Zadrozny est un responsable du département d'État ayant déjà travaillé pour le Conseil de politique intérieure de Trump. En 2009, il a été conseiller pour la Fédération de réforme de l'immigration américaine (FAIR). Le Southern Poverty Law Center (SPLC, association pour la promotion de la tolérance et la surveillance de l'extrême droite) a qualifié FAIR de groupe promouvant la haine en raison de ses « attaques virulentes et fausses contre les immigrants non blancs ».

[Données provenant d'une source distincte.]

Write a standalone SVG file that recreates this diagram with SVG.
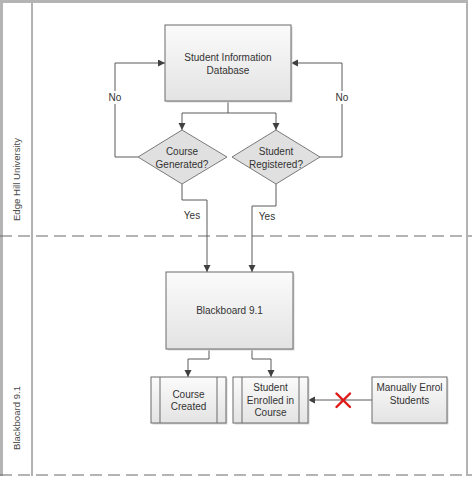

Ces développements doivent servir de fort avertissement à toute la classe ouvrière. La guerre contre les immigrés fait partie d'une attaque plus large contre les droits démocratiques. Celle-ci comprend la préparation de la violence d'État contre les travailleurs en grève ou qui protestent contre les conditions dans les ateliers de misère ainsi qu'une campagne délibérée pour instaurer une dictature présidentielle. Aucune section du Parti démocrate ne défendra les droits démocratiques, car cela exige une lutte contre le système capitaliste.
Aucun des démocrates qui protestent contre les mesures fascisantes de Trump n'appelle à la libération de tous ceux qui sont détenus dans les centres de détention et au droit de tous les travailleurs de vivre et de travailler là où ils le souhaitent. C'est la politique pour laquelle le Parti de l'égalité socialiste se bat, une partie essentielle de la lutte urgente pour unir toute la classe ouvrière dans la défense de ses droits démocratiques et sociaux.